• Question: what is the greatest thing you have ever seen?

    Asked by 424gdna25 to Clare, Arthur, Daniel, David, Tora on 7 Nov 2014.
    • Photo: Tora Smulders-Srinivasan

      Tora Smulders-Srinivasan answered on 7 Nov 2014:


      It’s hard to choose!

      The Grand Canyon, Niagara Falls (in the USA)

      My first glimpse of each of my sons when they were born.

      Looking at the moon or Saturn on a really big telescope

      Neurons (brain/nerve cells) under a fluorescent microscope (they glow red or green under certain lights)

      I’m sure I could go on for a while, but I’ll stop here. 🙂

    • Photo: Arthur Dyer

      Arthur Dyer answered on 7 Nov 2014:


      I got to travel to the Galápagos Islands a while ago (where Darwin did some of his work on evolution) and got to see the last ever Pinta Island Tortoise (called Lonesome George!) before he died which was a real treat.
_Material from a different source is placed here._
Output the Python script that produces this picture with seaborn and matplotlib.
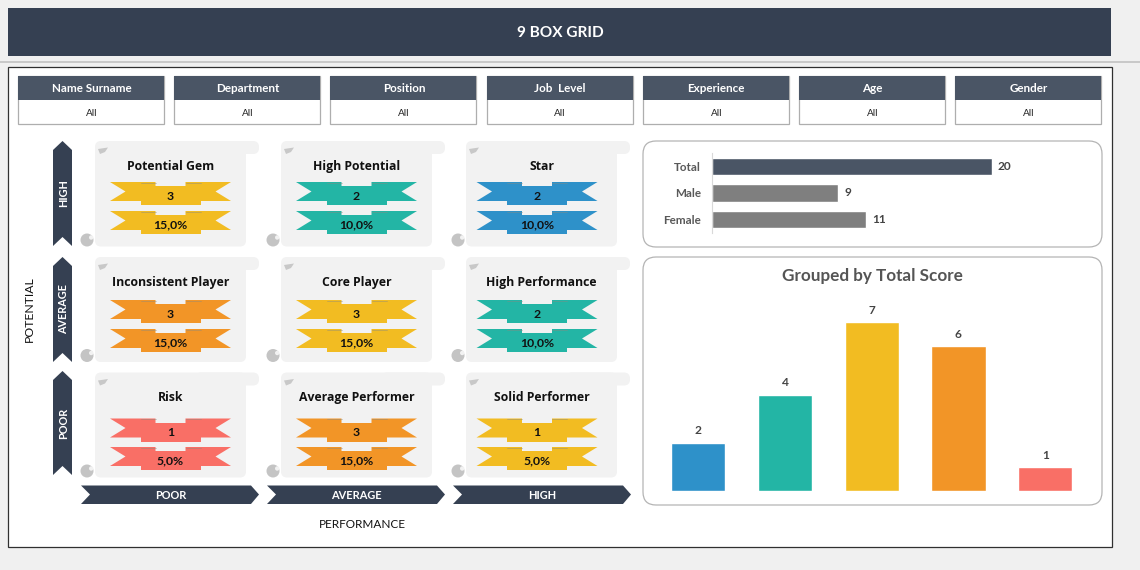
import matplotlib
matplotlib.use("Agg")
import matplotlib.pyplot as plt
import pandas as pd
import seaborn as sns
from matplotlib.patches import Circle, FancyBboxPatch, Polygon, Rectangle

sns.set_theme(style="white")
plt.rcParams["font.family"] = ["Lato", "DejaVu Sans"]

DARK = "#354052"
SLATE = "#4A5565"
YELLOW = "#F2BC22"
TEAL = "#23B5A5"
BLUE = "#2E91C9"
ORANGE = "#F29527"
CORAL = "#F96F66"

filter_names = ["Name Surname", "Department", "Position", "Job  Level", "Experience", "Age", "Gender"]
filter_values = ["All", "All", "All", "All", "All", "All", "All"]

box_titles = [
    ["Potential Gem", "High Potential", "Star"],
    ["Inconsistent Player", "Core Player", "High Performance"],
    ["Risk", "Average Performer", "Solid Performer"],
]
box_counts = [["3", "2", "2"], ["3", "3", "2"], ["1", "3", "1"]]
box_shares = [
    ["15,0%", "10,0%", "10,0%"],
    ["15,0%", "15,0%", "10,0%"],
    ["5,0%", "15,0%", "5,0%"],
]
box_colors = [
    [YELLOW, TEAL, BLUE],
    [ORANGE, YELLOW, TEAL],
    [CORAL, ORANGE, YELLOW],
]
potential_levels = ["HIGH", "AVERAGE", "POOR"]
performance_levels = ["POOR", "AVERAGE", "HIGH"]

gender_labels = ["Total", "Male", "Female"]
gender_values = [20, 9, 11]
gender_colors = [SLATE, "#7F7F7F", "#7F7F7F"]

score_groups = ["G1", "G2", "G3", "G4", "G5"]
score_values = [2, 4, 7, 6, 1]
score_colors = [BLUE, TEAL, YELLOW, ORANGE, CORAL]

W, H = 1140, 570
fig = plt.figure(figsize=(W / 100, H / 100), dpi=100, facecolor="#F0F0F0")


def px_axes(left, top, right, bottom):
    # axes placed by reference pixels
    return fig.add_axes([left / W, 1 - bottom / H, (right - left) / W, (bottom - top) / H])


bg = fig.add_axes([0, 0, 1, 1])
bg.set_xlim(0, W)
bg.set_ylim(H, 0)
bg.axis("off")


def rounded(x0, y0, x1, y1, r, **kw):
    bg.add_patch(FancyBboxPatch((x0 + r, y0 + r), x1 - x0 - 2 * r, y1 - y0 - 2 * r,
                                boxstyle=f"round,pad={r},rounding_size={r}", **kw))


def draw_ribbon(cx, top, color):
    wing_h, drop = 19, 23
    bg.add_patch(Polygon([(cx - 60.5, top), (cx - 15, top), (cx - 15, top + wing_h),
                          (cx - 60.5, top + wing_h), (cx - 45, top + wing_h / 2)], color=color, lw=0))
    bg.add_patch(Polygon([(cx + 60.5, top), (cx + 15, top), (cx + 15, top + wing_h),
                          (cx + 60.5, top + wing_h), (cx + 45, top + wing_h / 2)], color=color, lw=0))
    bg.add_patch(Rectangle((cx - 30, top + 4), 60, drop - 4, color=color, lw=0))
    for a, b in [(cx - 30, cx - 15), (cx + 15, cx + 30)]:
        bg.plot([a, b], [top + 0.8, top + 0.8], color="#8A8A80", lw=0.6, alpha=0.5)


# header and frame
bg.add_patch(Rectangle((8, 8), 1103, 48, color=DARK, lw=0))
bg.text(560.5, 37, "9 BOX GRID", color="white", fontsize=11.1, fontweight="bold", ha="center", va="baseline")
bg.plot([0, W], [62, 62], color="#C8C8C8", lw=1.4)
bg.add_patch(Rectangle((8, 67), 1104, 480, facecolor="white", edgecolor="#303030", lw=0.9))

# filter slicers
for i, name in enumerate(filter_names):
    x = 18 + i * 156.2
    bg.add_patch(Rectangle((x, 76), 146, 48, facecolor="white", edgecolor="#AEAEAE", lw=0.9))
    bg.add_patch(Rectangle((x, 76), 146, 24, color=SLATE, lw=0))
    bg.text(x + 73.5, 92, name, color="white", fontsize=8.4, fontweight="bold", ha="center", va="baseline")
    bg.text(x + 73.5, 116.5, filter_values[i], color="#222222", fontsize=7.2, ha="center", va="baseline")

# 9 boxes
col_left = [95, 281, 466]
ribbon_x = [170.5, 356.5, 537]
row_top = [141, 257, 372.5]
row_bottom = [246.5, 362, 477.5]
title_base = [170, 286, 401]
ribbon_top = [[182, 211], [300, 329], [418.5, 447]]
for r in range(3):
    for c in range(3):
        x, top, bottom = col_left[c], row_top[r], row_bottom[r]
        cx = x + 75.5
        rounded(x + 100, top, x + 164, top + 13, 6, color="#F2F2F2", lw=0)
        rounded(x, top, x + 151, bottom, 6, color="#F2F2F2", lw=0)
        bg.add_patch(Circle((x - 8, bottom - 6.5), 6.5, color="#C4C4C4", lw=0))
        bg.add_patch(Circle((x - 3.8, bottom - 9), 2.2, color="#F2F2F2", lw=0))
        bg.add_patch(Polygon([(x + 3, top + 8), (x + 13, top + 6.5), (x + 10, top + 11),
                              (x + 5, top + 13)], color="#C8C8C8", lw=0))
        bg.text(cx, title_base[r], box_titles[r][c], color="#111111", fontsize=8.85, family="Open Sans",
                fontweight="bold", ha="center", va="baseline")
        for rib, label in zip(ribbon_top[r], [box_counts[r][c], box_shares[r][c]]):
            draw_ribbon(ribbon_x[c], rib, box_colors[r][c])
            bg.text(ribbon_x[c], rib + 17.5, label, color="#111111", fontsize=8.8, fontweight="bold",
                    ha="center", va="baseline")

# potential arrows on the left
arrow_top = [141, 257, 371]
arrow_bottom = [246, 362, 475]
for r, level in enumerate(potential_levels):
    top, bottom = arrow_top[r], arrow_bottom[r]
    bg.add_patch(Polygon([(53, top + 9), (62.5, top), (72, top + 9), (72, bottom),
                          (62.5, bottom - 9), (53, bottom)], color=DARK, lw=0))
    bg.text(67.5, (top + bottom) / 2, level, color="white", fontsize=7.8, fontweight="bold",
            rotation=90, ha="center", va="baseline", rotation_mode="anchor")

# performance chevrons at the bottom
for c, level in enumerate(performance_levels):
    x = 81 + c * 186
    bg.add_patch(Polygon([(x, 485.5), (x + 170, 485.5), (x + 178, 494.5), (x + 170, 504),
                          (x, 504), (x + 9, 494.5)], color=DARK, lw=0))
    bg.text(x + 89.5, 499, level, color="white", fontsize=7.9, fontweight="bold", ha="center", va="baseline")

bg.text(29.5, 309, "POTENTIAL", color="#111111", fontsize=8.8, rotation=90, ha="center", va="center")
bg.text(362, 528, "PERFORMANCE", color="#111111", fontsize=8.5, ha="center", va="baseline")

# chart cards
rounded(643, 141, 1102, 247, 13, facecolor="white", edgecolor="#B4B4B4", lw=0.9)
rounded(643, 257, 1102, 505, 13, facecolor="white", edgecolor="#B4B4B4", lw=0.9)

# gender bars
ax_top = px_axes(712, 153, 1089.5, 233)
gender = pd.DataFrame({"label": gender_labels, "value": gender_values})
sns.barplot(data=gender, y="label", x="value", hue="label", palette=gender_colors, legend=False,
            width=0.65, saturation=1, ax=ax_top)
ax_top.set_xlim(0, 27)
ax_top.set_xlabel("")
ax_top.set_ylabel("")
ax_top.set_xticks([])
ax_top.tick_params(axis="y", length=0, pad=8, labelsize=8.4, labelcolor="#595959")
for tick in ax_top.get_yticklabels():
    tick.set_fontweight("bold")
ax_top.patch.set_alpha(0)
sns.despine(ax=ax_top, left=False, bottom=True)
ax_top.spines["left"].set_color("#D9D9D9")
ax_top.spines["left"].set_linewidth(0.8)
for container in ax_top.containers:
    ax_top.bar_label(container, padding=4.5, fontsize=8.6, fontweight="bold", color="#444444")

# total score columns
ax_score = px_axes(654.7, 298, 1088.6, 491)
score = pd.DataFrame({"group": score_groups, "value": score_values})
sns.barplot(data=score, x="group", y="value", hue="group", palette=score_colors, legend=False,
            width=0.625, saturation=1, ax=ax_score)
ax_score.set_ylim(0, 8)
ax_score.set_xlabel("")
ax_score.set_ylabel("")
ax_score.set_xticks([])
ax_score.set_yticks([])
ax_score.patch.set_alpha(0)
sns.despine(ax=ax_score, left=True, bottom=True)
for container in ax_score.containers:
    ax_score.bar_label(container, padding=4.5, fontsize=8.6, fontweight="bold", color="#444444")
bg.text(872, 281, "Grouped by Total Score", color="#555555", fontsize=12.3, fontweight="bold",
        ha="center", va="baseline")

fig.savefig("out.png", dpi=100, facecolor=fig.get_facecolor())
      In the lab, the coolest thing is getting to meet the first few people who have had some viruses given to them to beat cancer and see them still alive 3 years later despite being told they only had months to live… That makes it worth all the hard work!

    • Photo: Daniel Parsons

      Daniel Parsons answered on 7 Nov 2014:


      Wow! so much to choose from!
      I have to say its the arrival of Lucie and Oliver – my daughter and son – magical moments.

      On other things – well 2 years ago my wife bought me a decent telescope for Christmas and I took it in to the back garden on a clear January night and saw Galileo’s moons around Jupiter. He was the fisrt person to see these in the telesciope he made and from that he worked out how the Earth moves around the Sun rather than the Sun moving around the Earth….as here I was 4 to 5 hundred years later seeing the same things he saw! Pretty cool!

      In terms of my own science it was seeing and working on the Mekong river in full monsoon flood last year. It was incredible – the river discharge was 60,000 cubic meters of water every second – that is enough water to fill an olympic size swiming pool in about 2 seconds….every second, all day and night as long as the flood went on….incredible volumes of water.